■ YOUR INSTRUCTIONS ■
Quote all of the data that follows exactly as written, skipping the images.

■ RECORDED INFORMATION ■
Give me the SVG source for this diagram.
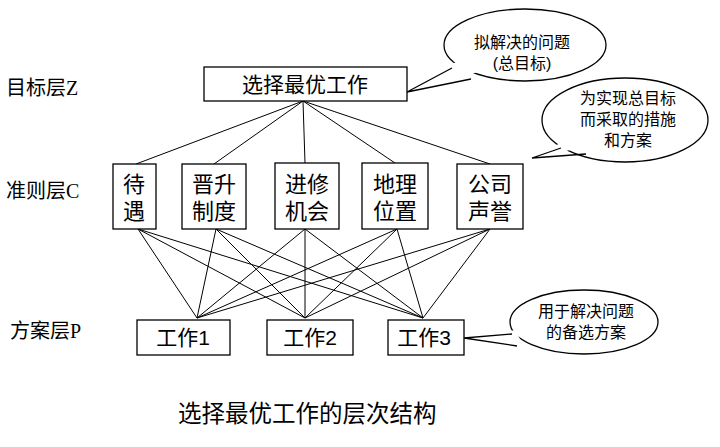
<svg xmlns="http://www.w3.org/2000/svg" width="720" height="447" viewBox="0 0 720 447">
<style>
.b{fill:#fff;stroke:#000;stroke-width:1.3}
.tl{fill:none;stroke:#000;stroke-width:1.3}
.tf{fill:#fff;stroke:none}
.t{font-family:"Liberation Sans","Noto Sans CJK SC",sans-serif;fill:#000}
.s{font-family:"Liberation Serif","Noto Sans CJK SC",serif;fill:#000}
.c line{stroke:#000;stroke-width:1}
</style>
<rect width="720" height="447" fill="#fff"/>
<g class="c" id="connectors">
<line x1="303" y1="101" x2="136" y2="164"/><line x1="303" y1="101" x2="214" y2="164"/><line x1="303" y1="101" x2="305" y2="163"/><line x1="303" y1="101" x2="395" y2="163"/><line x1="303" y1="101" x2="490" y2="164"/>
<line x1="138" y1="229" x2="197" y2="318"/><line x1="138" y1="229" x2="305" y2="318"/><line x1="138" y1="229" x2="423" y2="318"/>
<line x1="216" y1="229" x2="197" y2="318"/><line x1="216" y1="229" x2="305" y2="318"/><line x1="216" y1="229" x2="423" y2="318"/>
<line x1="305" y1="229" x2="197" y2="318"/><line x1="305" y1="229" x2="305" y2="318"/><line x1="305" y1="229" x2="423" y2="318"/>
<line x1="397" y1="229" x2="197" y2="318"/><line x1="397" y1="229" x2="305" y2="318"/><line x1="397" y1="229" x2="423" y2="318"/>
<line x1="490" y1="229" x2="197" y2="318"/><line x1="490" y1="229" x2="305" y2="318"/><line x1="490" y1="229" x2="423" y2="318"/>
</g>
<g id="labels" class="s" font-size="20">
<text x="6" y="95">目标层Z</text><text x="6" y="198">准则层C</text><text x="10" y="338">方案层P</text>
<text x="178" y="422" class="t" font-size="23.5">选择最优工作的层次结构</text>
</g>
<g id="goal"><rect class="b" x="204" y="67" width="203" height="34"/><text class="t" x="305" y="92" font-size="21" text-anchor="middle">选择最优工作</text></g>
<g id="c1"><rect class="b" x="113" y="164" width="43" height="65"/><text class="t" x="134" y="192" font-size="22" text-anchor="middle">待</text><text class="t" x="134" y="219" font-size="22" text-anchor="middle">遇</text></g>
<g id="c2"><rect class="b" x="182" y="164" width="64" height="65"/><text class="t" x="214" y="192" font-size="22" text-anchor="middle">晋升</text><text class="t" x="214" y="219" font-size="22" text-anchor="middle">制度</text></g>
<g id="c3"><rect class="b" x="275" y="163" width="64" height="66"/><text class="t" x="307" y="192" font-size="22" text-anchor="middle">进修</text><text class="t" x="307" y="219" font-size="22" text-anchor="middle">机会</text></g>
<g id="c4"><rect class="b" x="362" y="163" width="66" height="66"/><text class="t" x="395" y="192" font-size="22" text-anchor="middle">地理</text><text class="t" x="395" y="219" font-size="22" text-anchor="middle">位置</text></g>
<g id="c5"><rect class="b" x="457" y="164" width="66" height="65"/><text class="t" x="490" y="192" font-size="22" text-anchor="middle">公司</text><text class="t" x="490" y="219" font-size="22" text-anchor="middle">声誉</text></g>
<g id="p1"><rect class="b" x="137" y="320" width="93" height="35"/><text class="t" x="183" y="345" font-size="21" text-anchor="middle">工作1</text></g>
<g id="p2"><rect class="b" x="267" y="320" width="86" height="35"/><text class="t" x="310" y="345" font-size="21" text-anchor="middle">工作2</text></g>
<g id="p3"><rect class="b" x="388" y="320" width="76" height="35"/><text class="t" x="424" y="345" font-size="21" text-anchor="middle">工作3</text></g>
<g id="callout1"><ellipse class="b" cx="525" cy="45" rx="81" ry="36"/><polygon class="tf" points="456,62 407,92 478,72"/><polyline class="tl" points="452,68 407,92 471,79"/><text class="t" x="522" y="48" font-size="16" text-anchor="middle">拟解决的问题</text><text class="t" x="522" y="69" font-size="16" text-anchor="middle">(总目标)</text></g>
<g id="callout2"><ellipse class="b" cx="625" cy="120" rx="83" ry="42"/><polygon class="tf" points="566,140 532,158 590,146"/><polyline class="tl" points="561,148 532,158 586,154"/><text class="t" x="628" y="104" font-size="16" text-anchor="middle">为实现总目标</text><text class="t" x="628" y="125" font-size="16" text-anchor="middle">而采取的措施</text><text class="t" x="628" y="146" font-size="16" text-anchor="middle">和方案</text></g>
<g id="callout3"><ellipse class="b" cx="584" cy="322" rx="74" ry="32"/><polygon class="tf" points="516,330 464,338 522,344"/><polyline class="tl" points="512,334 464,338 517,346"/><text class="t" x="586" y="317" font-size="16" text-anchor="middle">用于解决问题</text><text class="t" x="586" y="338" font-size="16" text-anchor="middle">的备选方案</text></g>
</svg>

■ TASK RESULT ■
Give me the SVG source for this diagram.
<svg xmlns="http://www.w3.org/2000/svg" width="720" height="447" viewBox="0 0 720 447">
<style>
.b{fill:#fff;stroke:#000;stroke-width:1.3}
.tl{fill:none;stroke:#000;stroke-width:1.3}
.tf{fill:#fff;stroke:none}
.t{font-family:"Liberation Sans","Noto Sans CJK SC",sans-serif;fill:#000}
.s{font-family:"Liberation Serif","Noto Sans CJK SC",serif;fill:#000}
.c line{stroke:#000;stroke-width:1}
</style>
<rect width="720" height="447" fill="#fff"/>
<g class="c" id="connectors">
<line x1="303" y1="101" x2="136" y2="164"/><line x1="303" y1="101" x2="214" y2="164"/><line x1="303" y1="101" x2="305" y2="163"/><line x1="303" y1="101" x2="395" y2="163"/><line x1="303" y1="101" x2="490" y2="164"/>
<line x1="138" y1="229" x2="197" y2="318"/><line x1="138" y1="229" x2="305" y2="318"/><line x1="138" y1="229" x2="423" y2="318"/>
<line x1="216" y1="229" x2="197" y2="318"/><line x1="216" y1="229" x2="305" y2="318"/><line x1="216" y1="229" x2="423" y2="318"/>
<line x1="305" y1="229" x2="197" y2="318"/><line x1="305" y1="229" x2="305" y2="318"/><line x1="305" y1="229" x2="423" y2="318"/>
<line x1="397" y1="229" x2="197" y2="318"/><line x1="397" y1="229" x2="305" y2="318"/><line x1="397" y1="229" x2="423" y2="318"/>
<line x1="490" y1="229" x2="197" y2="318"/><line x1="490" y1="229" x2="305" y2="318"/><line x1="490" y1="229" x2="423" y2="318"/>
</g>
<g id="labels" class="s" font-size="20">
<text x="6" y="95">目标层Z</text><text x="6" y="198">准则层C</text><text x="10" y="338">方案层P</text>
<text x="178" y="422" class="t" font-size="23.5">选择最优工作的层次结构</text>
</g>
<g id="goal"><rect class="b" x="204" y="67" width="203" height="34"/><text class="t" x="305" y="92" font-size="21" text-anchor="middle">选择最优工作</text></g>
<g id="c1"><rect class="b" x="113" y="164" width="43" height="65"/><text class="t" x="134" y="192" font-size="22" text-anchor="middle">待</text><text class="t" x="134" y="219" font-size="22" text-anchor="middle">遇</text></g>
<g id="c2"><rect class="b" x="182" y="164" width="64" height="65"/><text class="t" x="214" y="192" font-size="22" text-anchor="middle">晋升</text><text class="t" x="214" y="219" font-size="22" text-anchor="middle">制度</text></g>
<g id="c3"><rect class="b" x="275" y="163" width="64" height="66"/><text class="t" x="307" y="192" font-size="22" text-anchor="middle">进修</text><text class="t" x="307" y="219" font-size="22" text-anchor="middle">机会</text></g>
<g id="c4"><rect class="b" x="362" y="163" width="66" height="66"/><text class="t" x="395" y="192" font-size="22" text-anchor="middle">地理</text><text class="t" x="395" y="219" font-size="22" text-anchor="middle">位置</text></g>
<g id="c5"><rect class="b" x="457" y="164" width="66" height="65"/><text class="t" x="490" y="192" font-size="22" text-anchor="middle">公司</text><text class="t" x="490" y="219" font-size="22" text-anchor="middle">声誉</text></g>
<g id="p1"><rect class="b" x="137" y="320" width="93" height="35"/><text class="t" x="183" y="345" font-size="21" text-anchor="middle">工作1</text></g>
<g id="p2"><rect class="b" x="267" y="320" width="86" height="35"/><text class="t" x="310" y="345" font-size="21" text-anchor="middle">工作2</text></g>
<g id="p3"><rect class="b" x="388" y="320" width="76" height="35"/><text class="t" x="424" y="345" font-size="21" text-anchor="middle">工作3</text></g>
<g id="callout1"><ellipse class="b" cx="525" cy="45" rx="81" ry="36"/><polygon class="tf" points="456,62 407,92 478,72"/><polyline class="tl" points="452,68 407,92 471,79"/><text class="t" x="522" y="48" font-size="16" text-anchor="middle">拟解决的问题</text><text class="t" x="522" y="69" font-size="16" text-anchor="middle">(总目标)</text></g>
<g id="callout2"><ellipse class="b" cx="625" cy="120" rx="83" ry="42"/><polygon class="tf" points="566,140 532,158 590,146"/><polyline class="tl" points="561,148 532,158 586,154"/><text class="t" x="628" y="104" font-size="16" text-anchor="middle">为实现总目标</text><text class="t" x="628" y="125" font-size="16" text-anchor="middle">而采取的措施</text><text class="t" x="628" y="146" font-size="16" text-anchor="middle">和方案</text></g>
<g id="callout3"><ellipse class="b" cx="584" cy="322" rx="74" ry="32"/><polygon class="tf" points="516,330 464,338 522,344"/><polyline class="tl" points="512,334 464,338 517,346"/><text class="t" x="586" y="317" font-size="16" text-anchor="middle">用于解决问题</text><text class="t" x="586" y="338" font-size="16" text-anchor="middle">的备选方案</text></g>
</svg>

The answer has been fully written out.